- [STATED GOAL]:
Identify all lines below that hold "this" and collect them.

- [ENTRIES SUPPLIED]:
_ _ _ _ _
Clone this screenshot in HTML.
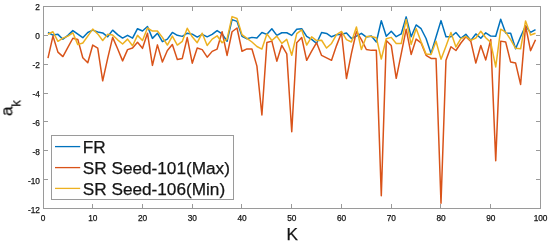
_ _ _ _ _
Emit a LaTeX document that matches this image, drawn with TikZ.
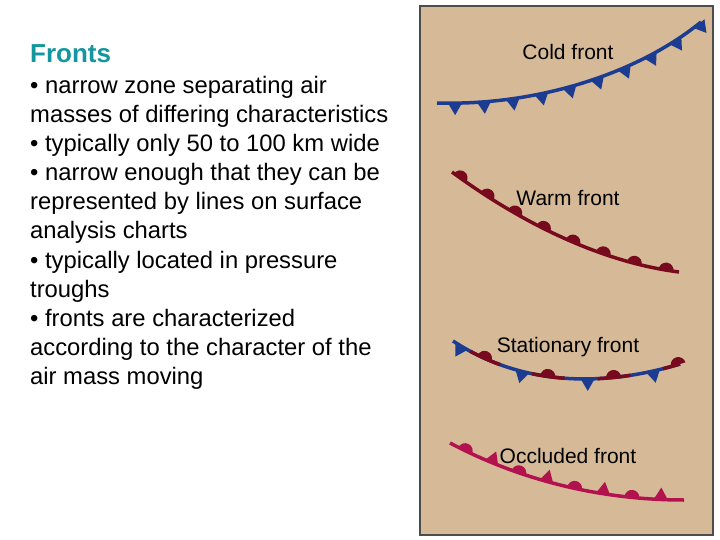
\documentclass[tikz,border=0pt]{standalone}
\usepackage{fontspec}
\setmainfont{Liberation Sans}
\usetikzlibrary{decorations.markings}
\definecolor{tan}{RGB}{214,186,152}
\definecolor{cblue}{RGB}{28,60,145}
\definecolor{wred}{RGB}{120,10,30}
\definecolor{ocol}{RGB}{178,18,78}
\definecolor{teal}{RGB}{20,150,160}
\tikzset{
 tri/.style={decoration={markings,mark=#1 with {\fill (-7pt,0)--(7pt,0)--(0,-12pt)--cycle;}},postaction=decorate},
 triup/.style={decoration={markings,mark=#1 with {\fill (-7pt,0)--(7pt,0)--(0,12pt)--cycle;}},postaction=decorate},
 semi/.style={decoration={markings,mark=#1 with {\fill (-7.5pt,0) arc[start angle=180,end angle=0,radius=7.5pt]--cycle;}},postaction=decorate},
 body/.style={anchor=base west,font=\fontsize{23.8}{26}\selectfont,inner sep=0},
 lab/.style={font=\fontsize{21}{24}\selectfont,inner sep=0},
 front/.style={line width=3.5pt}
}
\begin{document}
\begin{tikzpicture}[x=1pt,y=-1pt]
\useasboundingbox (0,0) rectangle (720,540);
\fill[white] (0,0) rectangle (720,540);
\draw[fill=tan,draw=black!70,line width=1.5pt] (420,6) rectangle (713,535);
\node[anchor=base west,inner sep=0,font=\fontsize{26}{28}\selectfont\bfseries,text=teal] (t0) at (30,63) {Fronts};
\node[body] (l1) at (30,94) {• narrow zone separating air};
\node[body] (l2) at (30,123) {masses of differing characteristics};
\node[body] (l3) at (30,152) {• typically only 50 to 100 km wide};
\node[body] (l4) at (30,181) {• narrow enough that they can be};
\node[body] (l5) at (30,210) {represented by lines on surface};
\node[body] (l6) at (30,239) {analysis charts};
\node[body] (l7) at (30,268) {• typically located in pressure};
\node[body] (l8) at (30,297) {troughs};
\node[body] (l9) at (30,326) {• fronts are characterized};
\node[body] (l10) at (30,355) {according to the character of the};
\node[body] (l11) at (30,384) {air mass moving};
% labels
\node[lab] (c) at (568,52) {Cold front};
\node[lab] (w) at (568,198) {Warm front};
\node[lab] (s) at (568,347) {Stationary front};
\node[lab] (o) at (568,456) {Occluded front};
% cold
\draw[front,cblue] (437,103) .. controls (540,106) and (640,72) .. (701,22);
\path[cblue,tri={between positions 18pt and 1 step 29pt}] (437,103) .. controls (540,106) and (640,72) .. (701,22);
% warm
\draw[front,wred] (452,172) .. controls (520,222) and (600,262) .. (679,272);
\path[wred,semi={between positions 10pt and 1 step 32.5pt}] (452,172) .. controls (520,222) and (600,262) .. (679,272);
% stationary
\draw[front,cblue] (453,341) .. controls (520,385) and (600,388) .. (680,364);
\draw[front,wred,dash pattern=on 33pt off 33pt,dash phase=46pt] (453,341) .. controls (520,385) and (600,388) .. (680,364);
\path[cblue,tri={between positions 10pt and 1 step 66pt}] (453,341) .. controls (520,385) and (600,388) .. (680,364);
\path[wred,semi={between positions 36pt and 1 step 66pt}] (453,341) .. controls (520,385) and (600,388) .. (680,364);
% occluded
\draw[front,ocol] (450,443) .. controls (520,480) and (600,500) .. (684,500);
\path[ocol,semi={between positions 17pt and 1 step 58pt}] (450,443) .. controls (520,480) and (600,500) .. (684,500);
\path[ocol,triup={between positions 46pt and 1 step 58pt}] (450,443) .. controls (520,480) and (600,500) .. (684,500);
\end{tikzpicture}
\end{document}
_ _ _ _ _
- [WRITTEN SOLUTION]:
Clone this screenshot in HTML.
Emit a LaTeX document that matches this image, drawn with TikZ.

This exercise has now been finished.